The corresponding core expense figure for the preceding quarter was $13.3bn. Therefore, on a comparable basis, Q1 2013 expenses should have been expected to come in at approximately $13.0bn. Alternatively, including increased incentive compensation and assuming no further benefit from New BAC initiatives should have yielded a core expense figure of $14.1bn, with the difference to the actually achieved costs attributable to cost reductions, presumably related primarily to New BAC.

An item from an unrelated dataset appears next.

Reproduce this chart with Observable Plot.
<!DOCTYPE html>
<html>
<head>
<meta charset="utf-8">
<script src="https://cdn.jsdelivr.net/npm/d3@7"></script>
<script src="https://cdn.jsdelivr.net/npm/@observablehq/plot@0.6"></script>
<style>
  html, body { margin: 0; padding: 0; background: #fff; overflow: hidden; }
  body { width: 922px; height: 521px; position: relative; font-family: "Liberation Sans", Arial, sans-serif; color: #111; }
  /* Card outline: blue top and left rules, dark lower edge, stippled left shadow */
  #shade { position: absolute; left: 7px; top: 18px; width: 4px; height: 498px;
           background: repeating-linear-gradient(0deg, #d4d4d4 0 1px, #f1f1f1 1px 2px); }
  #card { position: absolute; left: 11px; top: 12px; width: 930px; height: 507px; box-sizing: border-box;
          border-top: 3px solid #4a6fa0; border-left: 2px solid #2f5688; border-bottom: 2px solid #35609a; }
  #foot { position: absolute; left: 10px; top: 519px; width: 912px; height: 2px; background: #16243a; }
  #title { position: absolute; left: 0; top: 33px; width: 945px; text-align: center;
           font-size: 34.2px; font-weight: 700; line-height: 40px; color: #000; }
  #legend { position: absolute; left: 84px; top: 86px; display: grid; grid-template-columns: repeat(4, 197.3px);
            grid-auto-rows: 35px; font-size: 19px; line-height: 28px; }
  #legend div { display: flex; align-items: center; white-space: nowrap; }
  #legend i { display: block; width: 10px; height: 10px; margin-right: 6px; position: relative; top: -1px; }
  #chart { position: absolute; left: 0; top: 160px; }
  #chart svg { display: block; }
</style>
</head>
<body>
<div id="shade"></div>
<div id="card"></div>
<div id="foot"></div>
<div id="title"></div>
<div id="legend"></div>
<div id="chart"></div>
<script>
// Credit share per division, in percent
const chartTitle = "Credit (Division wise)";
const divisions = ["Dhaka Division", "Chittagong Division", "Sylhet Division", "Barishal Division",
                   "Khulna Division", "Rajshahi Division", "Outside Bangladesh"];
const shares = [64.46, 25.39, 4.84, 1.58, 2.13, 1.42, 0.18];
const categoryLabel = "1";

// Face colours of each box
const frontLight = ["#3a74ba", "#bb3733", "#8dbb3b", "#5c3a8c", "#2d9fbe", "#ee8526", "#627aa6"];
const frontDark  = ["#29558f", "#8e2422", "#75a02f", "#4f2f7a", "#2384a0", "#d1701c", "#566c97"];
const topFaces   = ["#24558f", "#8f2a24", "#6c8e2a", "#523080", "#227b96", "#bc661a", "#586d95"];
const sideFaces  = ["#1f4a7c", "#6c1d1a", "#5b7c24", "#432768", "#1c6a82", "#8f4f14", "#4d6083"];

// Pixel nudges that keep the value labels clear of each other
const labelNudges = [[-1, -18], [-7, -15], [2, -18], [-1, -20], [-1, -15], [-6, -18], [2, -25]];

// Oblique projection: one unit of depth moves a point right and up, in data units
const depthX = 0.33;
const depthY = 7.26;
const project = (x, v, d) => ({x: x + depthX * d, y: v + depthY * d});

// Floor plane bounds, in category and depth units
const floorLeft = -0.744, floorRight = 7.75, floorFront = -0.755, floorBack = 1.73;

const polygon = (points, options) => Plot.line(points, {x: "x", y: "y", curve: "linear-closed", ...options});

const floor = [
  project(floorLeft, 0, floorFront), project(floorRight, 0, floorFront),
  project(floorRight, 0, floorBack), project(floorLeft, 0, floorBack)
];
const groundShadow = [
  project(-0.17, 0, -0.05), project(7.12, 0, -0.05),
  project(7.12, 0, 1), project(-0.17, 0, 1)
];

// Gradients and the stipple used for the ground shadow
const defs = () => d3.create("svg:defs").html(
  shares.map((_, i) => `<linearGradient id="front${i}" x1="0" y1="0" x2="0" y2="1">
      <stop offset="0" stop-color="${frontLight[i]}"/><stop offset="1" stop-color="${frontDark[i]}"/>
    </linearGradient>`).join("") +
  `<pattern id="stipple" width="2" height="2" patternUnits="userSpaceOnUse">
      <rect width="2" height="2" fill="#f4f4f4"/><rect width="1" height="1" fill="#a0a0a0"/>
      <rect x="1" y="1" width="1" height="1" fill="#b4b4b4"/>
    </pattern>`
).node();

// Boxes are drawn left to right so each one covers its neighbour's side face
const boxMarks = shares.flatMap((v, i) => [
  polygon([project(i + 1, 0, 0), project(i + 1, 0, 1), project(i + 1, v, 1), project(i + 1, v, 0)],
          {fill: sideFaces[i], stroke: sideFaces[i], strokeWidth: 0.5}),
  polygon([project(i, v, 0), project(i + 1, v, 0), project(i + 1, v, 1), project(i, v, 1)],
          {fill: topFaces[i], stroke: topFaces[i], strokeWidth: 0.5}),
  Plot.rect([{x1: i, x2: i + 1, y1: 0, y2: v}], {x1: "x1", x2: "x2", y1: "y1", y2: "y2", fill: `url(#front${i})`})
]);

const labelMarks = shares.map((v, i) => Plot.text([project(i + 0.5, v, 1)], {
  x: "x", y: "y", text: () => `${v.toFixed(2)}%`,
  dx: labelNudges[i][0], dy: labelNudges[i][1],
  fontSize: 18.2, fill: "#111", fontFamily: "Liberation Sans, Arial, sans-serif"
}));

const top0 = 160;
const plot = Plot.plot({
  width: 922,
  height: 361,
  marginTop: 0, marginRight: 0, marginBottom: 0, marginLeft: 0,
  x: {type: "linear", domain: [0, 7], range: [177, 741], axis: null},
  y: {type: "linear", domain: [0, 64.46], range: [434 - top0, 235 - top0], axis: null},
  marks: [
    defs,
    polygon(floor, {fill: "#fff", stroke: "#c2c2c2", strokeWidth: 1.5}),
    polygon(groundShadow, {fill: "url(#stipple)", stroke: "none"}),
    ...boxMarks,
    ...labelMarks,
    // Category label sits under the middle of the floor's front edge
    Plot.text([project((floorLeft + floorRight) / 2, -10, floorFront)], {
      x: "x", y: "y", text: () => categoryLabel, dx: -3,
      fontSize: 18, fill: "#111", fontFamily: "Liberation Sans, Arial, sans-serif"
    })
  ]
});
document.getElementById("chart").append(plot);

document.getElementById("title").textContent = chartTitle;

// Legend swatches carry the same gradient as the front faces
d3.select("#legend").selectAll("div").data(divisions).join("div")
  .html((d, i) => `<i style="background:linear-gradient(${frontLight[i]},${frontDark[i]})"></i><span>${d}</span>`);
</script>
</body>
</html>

It is likely that some element of this $300m cost reduction is already related to New BAC Phase II and unfortunately it is not possible to quantify this more accurately from the disclosures made. However, taking a conservative approach and attributing the entire amount to Phase I allows us to estimate how the remaining savings may be realised over the course of this year:

(USD millions)

2012

2013

per quarter

Q4

Q1

Q2

Q3

Q4

Realized

900

1,200 (E)

1,300 (F)

1,400

1,500

Promised

1,500

What we would like to see

In this week's earnings call, it would be encouraging to see progress along the lines projected in the above table, i.e. a cost reduction attributable to New BAC of at least $100m. A larger amount would be preferable as not all of the estimated $300m costs savings in Q1 are clearly attributable to New BAC Phase I or II.

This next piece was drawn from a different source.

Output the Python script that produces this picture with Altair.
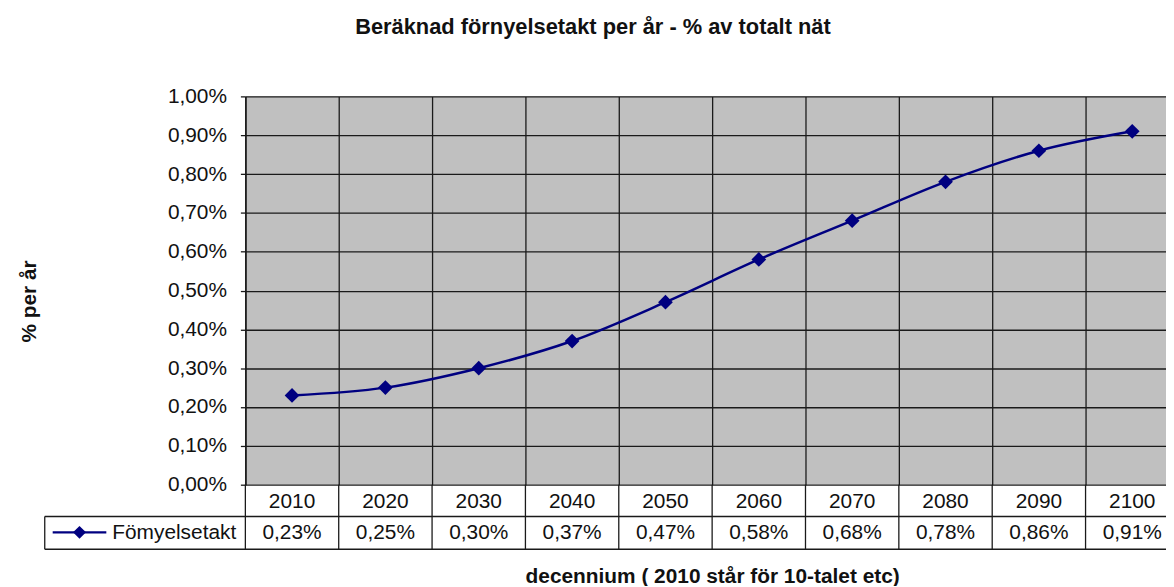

The value of demonstrating further progress against these cost reduction targets should not be underestimated for two reasons:

  1. The total cost reduction target of $8bn would translate into an improvement of approximately 80c of EPS against current levels. This very large part of the potential earnings power of Bank of America is currently masked by legacy legal issues and legacy operational issues stemming from the breakneck acquisition spree of the bank's previous management team.
  2. The market has not acknowledged this potentially large EPS boost, which may be realised over the next 2.5 years. The stock price remains suppressed vis-à-vis competitors whilst the market is waiting for confirmation that BAC will indeed be able to deliver on the stated objectives. Clearly identifiable progress on this dimension would improve the market's perception of the bank and, in time, could lead to an increase in stock price over the course of the next year as realised and promised EPS gains lead to a revaluation of the stock.

As we have argued in a previous note, Bank of America's earnings power can be estimated at approximately $2.0 per share and it is clear that the planned cost reductions must be a major component of achieving this target. Other steps taken by management, such as the optimization of its funding sources and costs, also have a role to play but are much smaller in comparison to the operational efficiency gains targeted (or the wind-down of Legacy Asset Servicing costs and associated legal expenses).

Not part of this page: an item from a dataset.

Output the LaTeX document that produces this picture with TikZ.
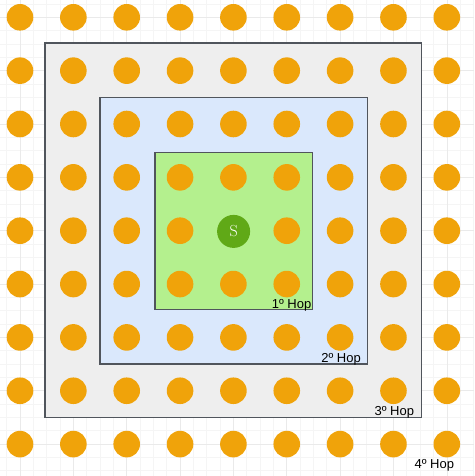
\documentclass[tikz,border=0pt]{standalone}
\usepackage{fontspec}
\usepackage{tikz}
\newfontfamily\hopfont{Liberation Sans}
\definecolor{dotorange}{HTML}{F0A30A}
\definecolor{srcgreen}{HTML}{60A917}
\definecolor{hopone}{HTML}{B4F08E}
\definecolor{hoptwo}{HTML}{DAE8FC}
\definecolor{hopthree}{HTML}{EEEEEE}
\definecolor{boxline}{HTML}{50555C}
\definecolor{gridminor}{HTML}{F5F5F5}
\definecolor{gridmajor}{HTML}{EAEAEA}
\newcommand{\dsep}{53.35}
\newcommand{\minsep}{13.3375}
\tikzset{
  dot/.style = {circle, fill=dotorange, minimum size=26.6pt, inner sep=0pt},
  src/.style = {circle, fill=srcgreen, minimum size=33pt, inner sep=0pt,
                text=white, font=\fontsize{16}{16}\selectfont},
  hopbox/.style = {draw=boxline, line width=1.2pt},
  hoplabel/.style = {anchor=base east, inner sep=0pt,
                     font=\hopfont\fontsize{13}{13}\selectfont}
}

\begin{document}
\begin{tikzpicture}[x=1pt,y=-1pt]
        \useasboundingbox (0,0) rectangle (474,476);
        % background grid
        \foreach \k in {-1,...,34}{
            \draw[gridminor, line width=0.6pt] (20+\minsep*\k,0) -- (20+\minsep*\k,476);
            \draw[gridminor, line width=0.6pt] (0,17.3+\minsep*\k) -- (474,17.3+\minsep*\k);
        }
        \foreach \k in {0,...,8}{
            \draw[gridmajor, line width=0.6pt] (20+\dsep*\k,0) -- (20+\dsep*\k,476);
            \draw[gridmajor, line width=0.6pt] (0,17.3+\dsep*\k) -- (474,17.3+\dsep*\k);
        }

        % hop areas
        \draw[hopbox, fill=hopthree] (45,43) rectangle (421.3,417.7);
        \draw[hopbox, fill=hoptwo] (100,97.7) rectangle (367.7,364);
        \draw[hopbox, fill=hopone] (155,152.7) rectangle (312.3,309.7);

        % nodes
        \foreach \i in {0,...,8}{
            \foreach \j in {0,...,8}{
                \pgfmathtruncatemacro\c{\i*9+\j}
                \ifnum\c=40 \else
                    \node[dot] (d-\i-\j) at (20+\dsep*\i,17.3+\dsep*\j) {};
                \fi
            }
        }
        \node[src] (s) at (233.6,231.4) {S};

        \node[hoplabel] (hop1) at (311.5,308.7) {1º Hop};
        \node[hoplabel] (hop2) at (361,362) {2º Hop};
        \node[hoplabel] (hop3) at (414.3,415.3) {3º Hop};
        \node[hoplabel] (hop4) at (454.3,468.7) {4º Hop};
    \end{tikzpicture}
\end{document}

Earnings of $2 per share would represent a very attractive return on BAC's tangible book value (currently at approximately $13.3 per share) and thus a multiple of 10 - 15x would likely be justified, pegging the potential future stock price at $20 or higher. Demonstrating progress against the stated objective of increasing operational cost efficiency is therefore a "must do" for management in the quarters ahead.

In our view, management has largely delivered on what it has committed to shareholders to date and we therefore believe that the stock is priced attractively at current levels with upside to $20, especially if this week's earnings announcement is indicative of continued strong delivery on the stated objectives. We see the stock as delivering a potential return of over 50% from current levels over the next year and a half.

A future article will track management disclosures and progress against the cost reduction targets as Bank of America completes New BAC Phase I and shifts its focus to Phase II.